#### AIM
In the entries below, find the line containing "Clone this chart in seaborn and matplotlib." and the line containing "0.04, 0.04, 0.065]". Copy those two lines and everything between them exactly, without the pictures.

#### GIVEN RECORDS
---------------
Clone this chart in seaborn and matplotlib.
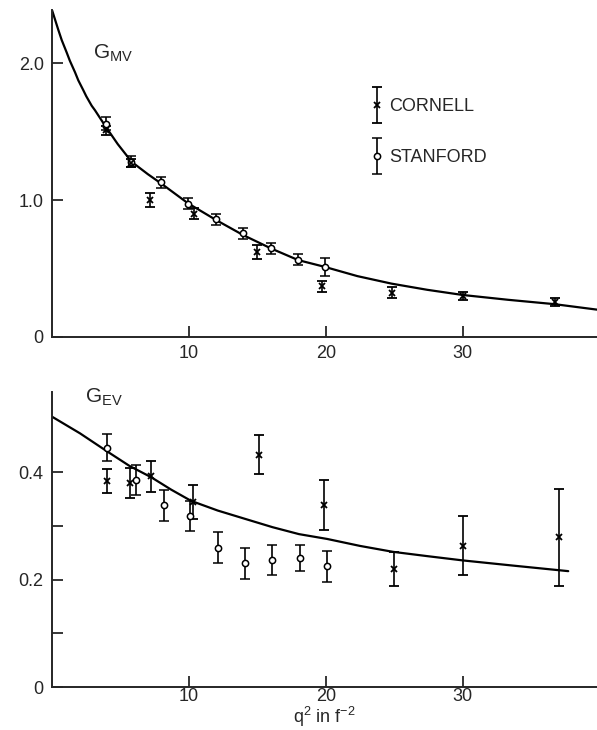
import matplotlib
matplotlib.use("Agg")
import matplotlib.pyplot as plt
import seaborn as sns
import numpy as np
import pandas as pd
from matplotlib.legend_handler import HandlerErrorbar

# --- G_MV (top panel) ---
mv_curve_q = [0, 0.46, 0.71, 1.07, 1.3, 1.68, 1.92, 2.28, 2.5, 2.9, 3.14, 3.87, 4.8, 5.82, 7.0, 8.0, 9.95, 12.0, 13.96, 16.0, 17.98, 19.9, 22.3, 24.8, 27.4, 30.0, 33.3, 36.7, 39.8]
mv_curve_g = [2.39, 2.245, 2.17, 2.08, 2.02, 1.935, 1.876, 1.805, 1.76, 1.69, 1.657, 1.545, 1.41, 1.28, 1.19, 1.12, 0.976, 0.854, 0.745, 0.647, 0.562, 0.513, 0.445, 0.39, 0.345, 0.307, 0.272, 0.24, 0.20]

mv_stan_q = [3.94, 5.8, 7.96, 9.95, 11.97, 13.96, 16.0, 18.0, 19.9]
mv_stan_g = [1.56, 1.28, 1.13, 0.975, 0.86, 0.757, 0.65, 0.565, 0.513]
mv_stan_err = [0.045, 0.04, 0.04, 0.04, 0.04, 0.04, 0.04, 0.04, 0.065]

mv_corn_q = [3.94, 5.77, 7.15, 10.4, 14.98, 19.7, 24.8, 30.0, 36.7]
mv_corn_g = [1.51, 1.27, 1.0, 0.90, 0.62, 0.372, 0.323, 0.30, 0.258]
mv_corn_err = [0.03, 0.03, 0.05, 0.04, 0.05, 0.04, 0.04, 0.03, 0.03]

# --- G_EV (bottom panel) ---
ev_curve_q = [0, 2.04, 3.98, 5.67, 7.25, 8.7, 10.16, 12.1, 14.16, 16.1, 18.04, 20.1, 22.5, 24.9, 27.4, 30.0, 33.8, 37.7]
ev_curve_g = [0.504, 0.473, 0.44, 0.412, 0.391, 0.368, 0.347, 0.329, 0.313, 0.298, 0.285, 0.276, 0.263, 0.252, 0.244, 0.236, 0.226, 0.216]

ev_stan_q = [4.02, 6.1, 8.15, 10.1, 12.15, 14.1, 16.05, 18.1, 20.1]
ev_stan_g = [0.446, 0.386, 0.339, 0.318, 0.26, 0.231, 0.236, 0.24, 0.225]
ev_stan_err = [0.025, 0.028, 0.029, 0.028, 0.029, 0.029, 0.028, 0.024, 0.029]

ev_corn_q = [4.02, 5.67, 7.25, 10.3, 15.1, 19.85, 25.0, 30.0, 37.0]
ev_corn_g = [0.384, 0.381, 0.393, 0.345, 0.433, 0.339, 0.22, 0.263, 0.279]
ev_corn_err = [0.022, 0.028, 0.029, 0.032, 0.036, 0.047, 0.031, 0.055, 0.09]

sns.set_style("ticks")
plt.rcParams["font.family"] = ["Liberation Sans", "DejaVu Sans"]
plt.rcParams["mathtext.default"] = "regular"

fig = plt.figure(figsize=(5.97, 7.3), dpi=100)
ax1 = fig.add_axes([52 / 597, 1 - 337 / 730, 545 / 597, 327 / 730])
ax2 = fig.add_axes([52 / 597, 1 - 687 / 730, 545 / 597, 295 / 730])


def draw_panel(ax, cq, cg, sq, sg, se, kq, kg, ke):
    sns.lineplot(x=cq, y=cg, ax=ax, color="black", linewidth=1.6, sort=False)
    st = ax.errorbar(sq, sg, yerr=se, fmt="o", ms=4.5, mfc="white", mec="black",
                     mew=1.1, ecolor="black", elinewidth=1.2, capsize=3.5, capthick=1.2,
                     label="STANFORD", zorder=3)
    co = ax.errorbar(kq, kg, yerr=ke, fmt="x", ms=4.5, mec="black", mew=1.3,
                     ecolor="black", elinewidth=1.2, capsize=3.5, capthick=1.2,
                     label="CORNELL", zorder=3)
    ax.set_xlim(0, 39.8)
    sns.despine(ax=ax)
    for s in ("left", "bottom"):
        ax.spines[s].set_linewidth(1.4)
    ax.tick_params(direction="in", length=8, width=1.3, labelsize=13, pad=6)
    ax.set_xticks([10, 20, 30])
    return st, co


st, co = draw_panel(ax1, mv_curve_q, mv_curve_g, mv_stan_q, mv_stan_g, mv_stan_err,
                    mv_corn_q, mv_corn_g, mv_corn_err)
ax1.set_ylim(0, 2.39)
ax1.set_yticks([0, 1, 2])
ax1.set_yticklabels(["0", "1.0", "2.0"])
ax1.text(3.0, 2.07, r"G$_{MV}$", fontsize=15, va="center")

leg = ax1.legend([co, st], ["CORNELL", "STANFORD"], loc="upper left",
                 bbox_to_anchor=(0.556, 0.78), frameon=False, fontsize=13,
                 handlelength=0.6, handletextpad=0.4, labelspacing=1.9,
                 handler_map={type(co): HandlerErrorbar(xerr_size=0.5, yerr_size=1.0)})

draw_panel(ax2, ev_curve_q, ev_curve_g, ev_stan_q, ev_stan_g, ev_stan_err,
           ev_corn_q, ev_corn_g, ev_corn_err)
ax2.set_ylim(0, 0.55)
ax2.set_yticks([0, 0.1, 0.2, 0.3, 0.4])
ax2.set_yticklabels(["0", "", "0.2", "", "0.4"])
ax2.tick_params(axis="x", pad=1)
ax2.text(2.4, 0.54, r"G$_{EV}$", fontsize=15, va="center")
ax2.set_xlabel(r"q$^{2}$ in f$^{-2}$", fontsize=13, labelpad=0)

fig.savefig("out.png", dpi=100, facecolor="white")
---------------
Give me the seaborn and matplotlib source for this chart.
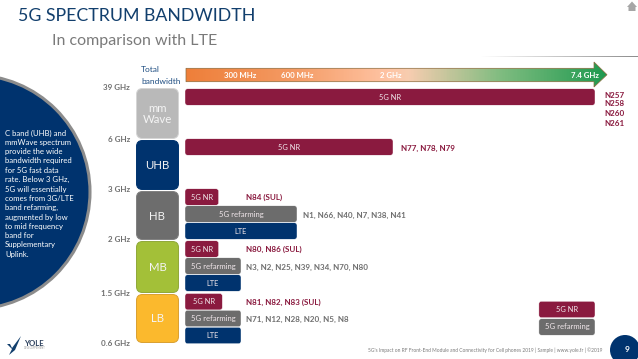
---------------
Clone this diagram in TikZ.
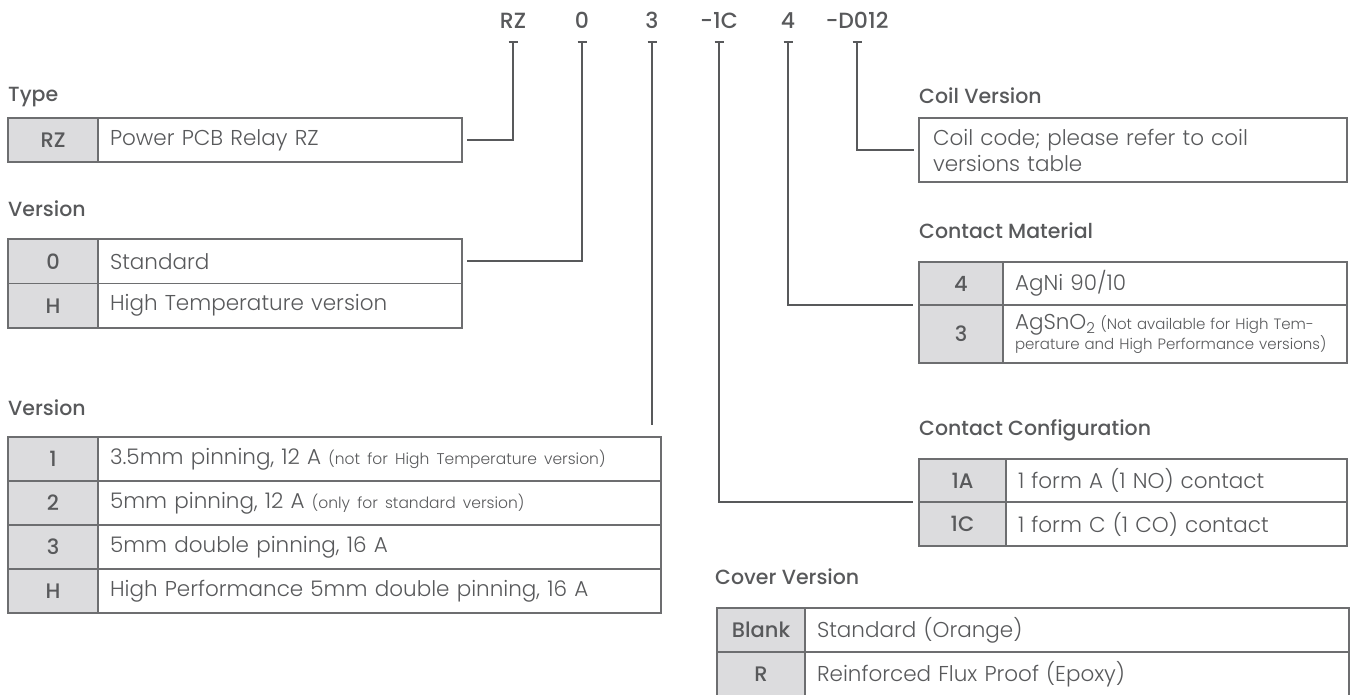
---------------
#### FULL RESPONSE
Clone this chart in seaborn and matplotlib.
import matplotlib
matplotlib.use("Agg")
import matplotlib.pyplot as plt
import seaborn as sns
import numpy as np
import pandas as pd
from matplotlib.legend_handler import HandlerErrorbar

# --- G_MV (top panel) ---
mv_curve_q = [0, 0.46, 0.71, 1.07, 1.3, 1.68, 1.92, 2.28, 2.5, 2.9, 3.14, 3.87, 4.8, 5.82, 7.0, 8.0, 9.95, 12.0, 13.96, 16.0, 17.98, 19.9, 22.3, 24.8, 27.4, 30.0, 33.3, 36.7, 39.8]
mv_curve_g = [2.39, 2.245, 2.17, 2.08, 2.02, 1.935, 1.876, 1.805, 1.76, 1.69, 1.657, 1.545, 1.41, 1.28, 1.19, 1.12, 0.976, 0.854, 0.745, 0.647, 0.562, 0.513, 0.445, 0.39, 0.345, 0.307, 0.272, 0.24, 0.20]

mv_stan_q = [3.94, 5.8, 7.96, 9.95, 11.97, 13.96, 16.0, 18.0, 19.9]
mv_stan_g = [1.56, 1.28, 1.13, 0.975, 0.86, 0.757, 0.65, 0.565, 0.513]
mv_stan_err = [0.045, 0.04, 0.04, 0.04, 0.04, 0.04, 0.04, 0.04, 0.065]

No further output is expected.